[Task to carry out] Skip the pictures. Transcribe the rest of the data below without changing a word.

Source code of charts:
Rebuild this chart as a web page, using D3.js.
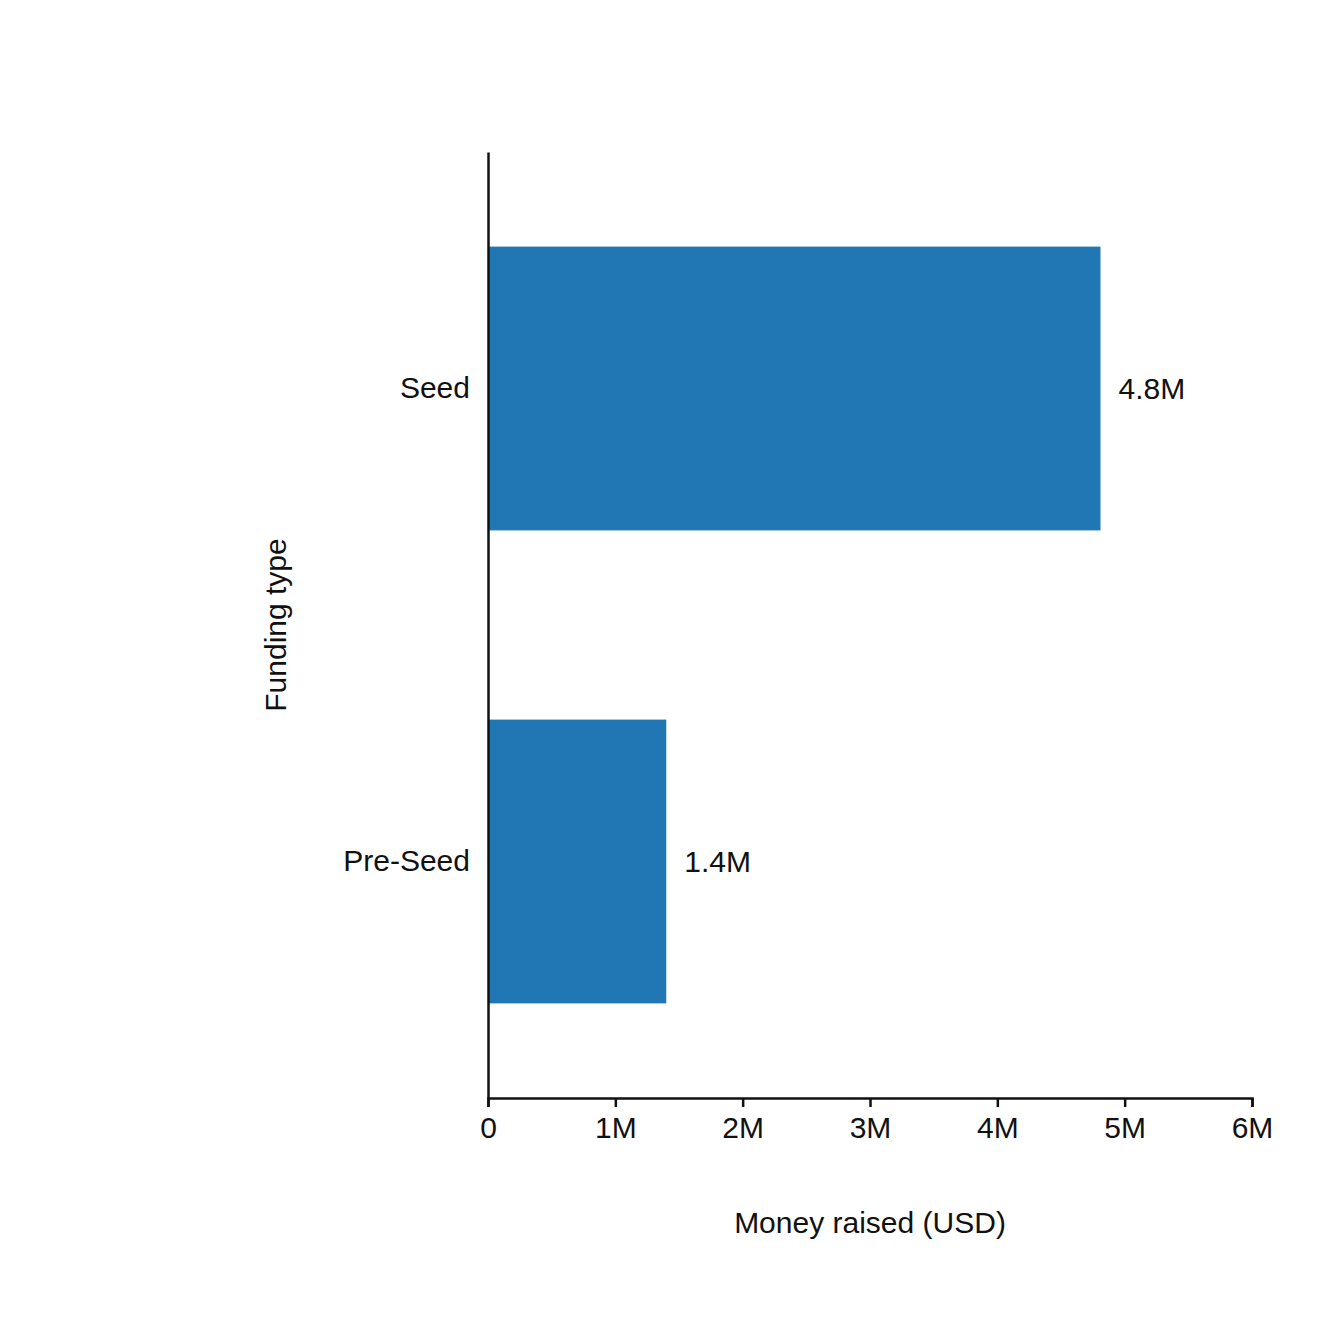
<!DOCTYPE html>
<html><head><meta charset="utf-8">
<script src="https://cdn.jsdelivr.net/npm/d3@7"></script>
<style>body{margin:0;background:#fff}svg{font-family:"Liberation Sans",Arial,sans-serif}</style>
</head><body><svg id="c" width="1320" height="1320"></svg>
<script>
const categories = ["Seed", "Pre-Seed"];
const values = [4.81e6, 1.40e6];
const valueLabels = ["4.8M", "1.4M"];
const tickValues = [0, 1e6, 2e6, 3e6, 4e6, 5e6, 6e6];
const tickLabels = ["0", "1M", "2M", "3M", "4M", "5M", "6M"];

const svg = d3.select("#c");
const L = 488, R = 1252, T = 152, B = 1098;
const x = d3.scaleLinear().domain([0, 6e6]).range([L, R]);
const y = d3.scaleBand().domain(categories).range([T, B]).paddingInner(0.4).paddingOuter(0.2);

svg.selectAll("rect.bar").data(categories).join("rect")
  .attr("x", x(0)).attr("y", d => y(d))
  .attr("width", (d, i) => x(values[i]) - x(0)).attr("height", y.bandwidth())
  .attr("fill", "#2077b4");

svg.selectAll("text.vl").data(categories).join("text")
  .attr("x", (d, i) => x(values[i]) + 18).attr("y", d => y(d) + y.bandwidth() / 2)
  .attr("dy", "0.35em").attr("font-size", 30).attr("fill", "#111")
  .text((d, i) => valueLabels[i]);

const xa = svg.append("g").attr("transform", `translate(0,${B})`)
  .call(d3.axisBottom(x).tickValues(tickValues).tickFormat((d, i) => tickLabels[i]).tickSizeOuter(0).tickSize(9).tickPadding(10));
xa.selectAll("text").attr("font-size", 30).attr("fill", "#111");
xa.selectAll("line,path").attr("stroke", "#111").attr("stroke-width", 2.5);

const ya = svg.append("g").attr("transform", `translate(${L},0)`)
  .call(d3.axisLeft(y).tickSize(0).tickSizeOuter(0).tickPadding(18));
ya.selectAll("text").attr("font-size", 30).attr("fill", "#111");
ya.select("path").attr("stroke", "#111").attr("stroke-width", 2.5);

svg.append("text").attr("x", (L + R) / 2).attr("y", 1233).attr("text-anchor", "middle")
  .attr("font-size", 30).attr("fill", "#111").text("Money raised (USD)");
svg.append("text").attr("transform", `translate(286,${(T + B) / 2}) rotate(-90)`)
  .attr("text-anchor", "middle").attr("font-size", 30).attr("fill", "#111").text("Funding type");
</script></body></html>
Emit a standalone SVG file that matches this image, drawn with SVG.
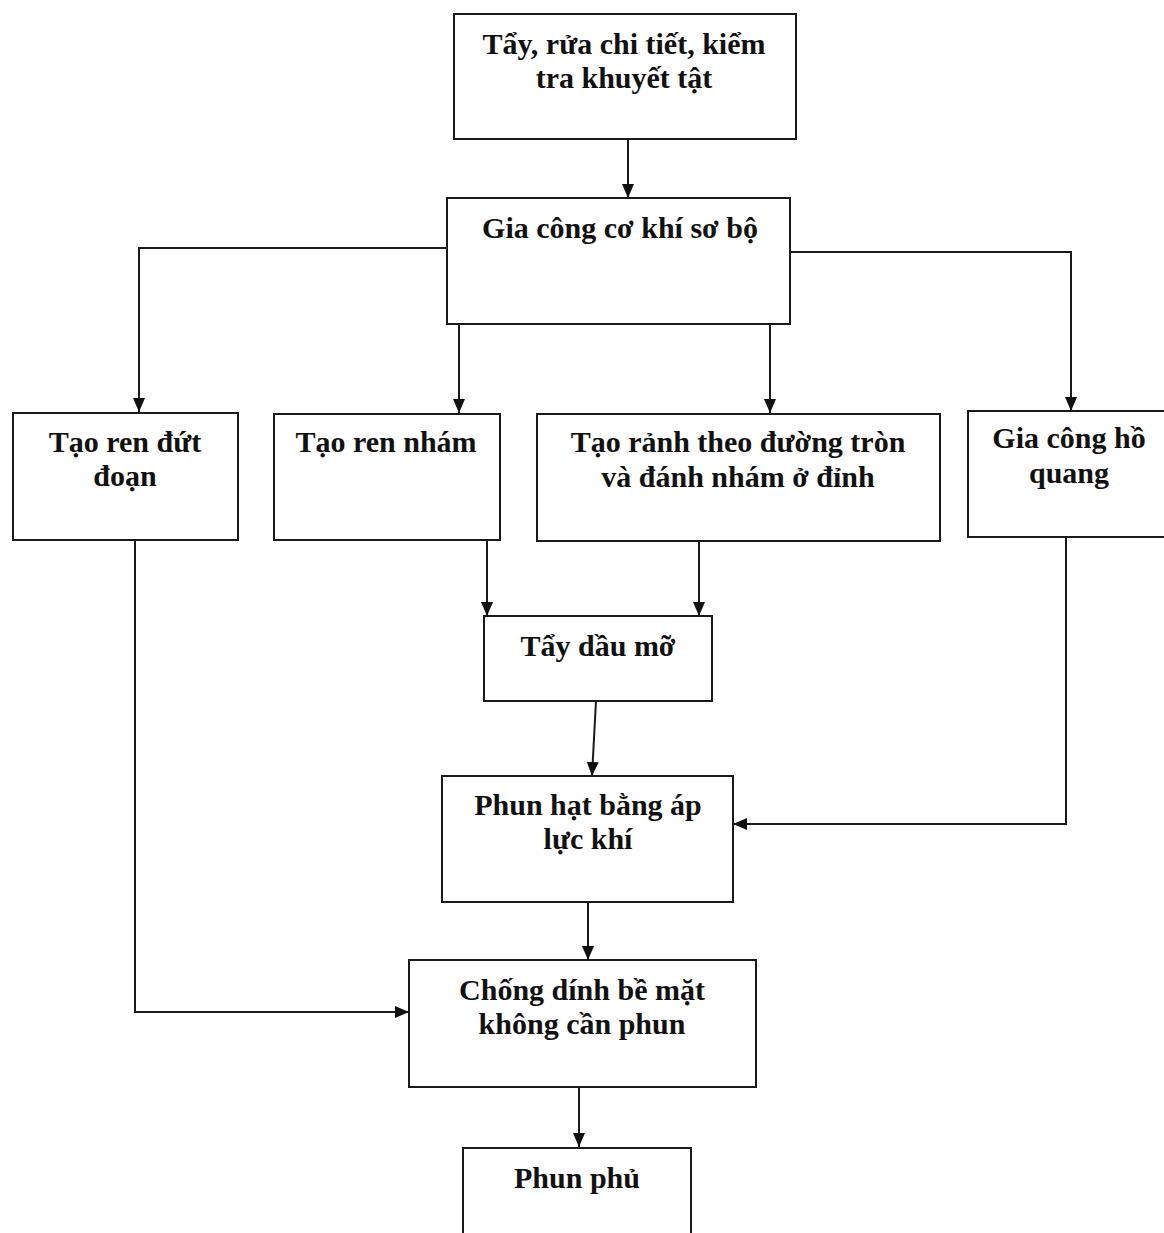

[Result of the exercise]
Rebuild this chart as a web page, using D3.js.
<!DOCTYPE html>
<html><head><meta charset="utf-8">
<script src="https://cdn.jsdelivr.net/npm/d3@7"></script>
<style>body{margin:0;background:#fff}svg{font-family:"Liberation Sans",Arial,sans-serif}</style>
</head><body><svg id="c" width="1320" height="1320"></svg>
<script>
const categories = ["Seed", "Pre-Seed"];
const values = [4.81e6, 1.40e6];
const valueLabels = ["4.8M", "1.4M"];
const tickValues = [0, 1e6, 2e6, 3e6, 4e6, 5e6, 6e6];
const tickLabels = ["0", "1M", "2M", "3M", "4M", "5M", "6M"];

const svg = d3.select("#c");
const L = 488, R = 1252, T = 152, B = 1098;
const x = d3.scaleLinear().domain([0, 6e6]).range([L, R]);
const y = d3.scaleBand().domain(categories).range([T, B]).paddingInner(0.4).paddingOuter(0.2);

svg.selectAll("rect.bar").data(categories).join("rect")
  .attr("x", x(0)).attr("y", d => y(d))
  .attr("width", (d, i) => x(values[i]) - x(0)).attr("height", y.bandwidth())
  .attr("fill", "#2077b4");

svg.selectAll("text.vl").data(categories).join("text")
  .attr("x", (d, i) => x(values[i]) + 18).attr("y", d => y(d) + y.bandwidth() / 2)
  .attr("dy", "0.35em").attr("font-size", 30).attr("fill", "#111")
  .text((d, i) => valueLabels[i]);

const xa = svg.append("g").attr("transform", `translate(0,${B})`)
  .call(d3.axisBottom(x).tickValues(tickValues).tickFormat((d, i) => tickLabels[i]).tickSizeOuter(0).tickSize(9).tickPadding(10));
xa.selectAll("text").attr("font-size", 30).attr("fill", "#111");
xa.selectAll("line,path").attr("stroke", "#111").attr("stroke-width", 2.5);

const ya = svg.append("g").attr("transform", `translate(${L},0)`)
  .call(d3.axisLeft(y).tickSize(0).tickSizeOuter(0).tickPadding(18));
ya.selectAll("text").attr("font-size", 30).attr("fill", "#111");
ya.select("path").attr("stroke", "#111").attr("stroke-width", 2.5);

svg.append("text").attr("x", (L + R) / 2).attr("y", 1233).attr("text-anchor", "middle")
  .attr("font-size", 30).attr("fill", "#111").text("Money raised (USD)");
svg.append("text").attr("transform", `translate(286,${(T + B) / 2}) rotate(-90)`)
  .attr("text-anchor", "middle").attr("font-size", 30).attr("fill", "#111").text("Funding type");
</script></body></html>
Emit a standalone SVG file that matches this image, drawn with SVG.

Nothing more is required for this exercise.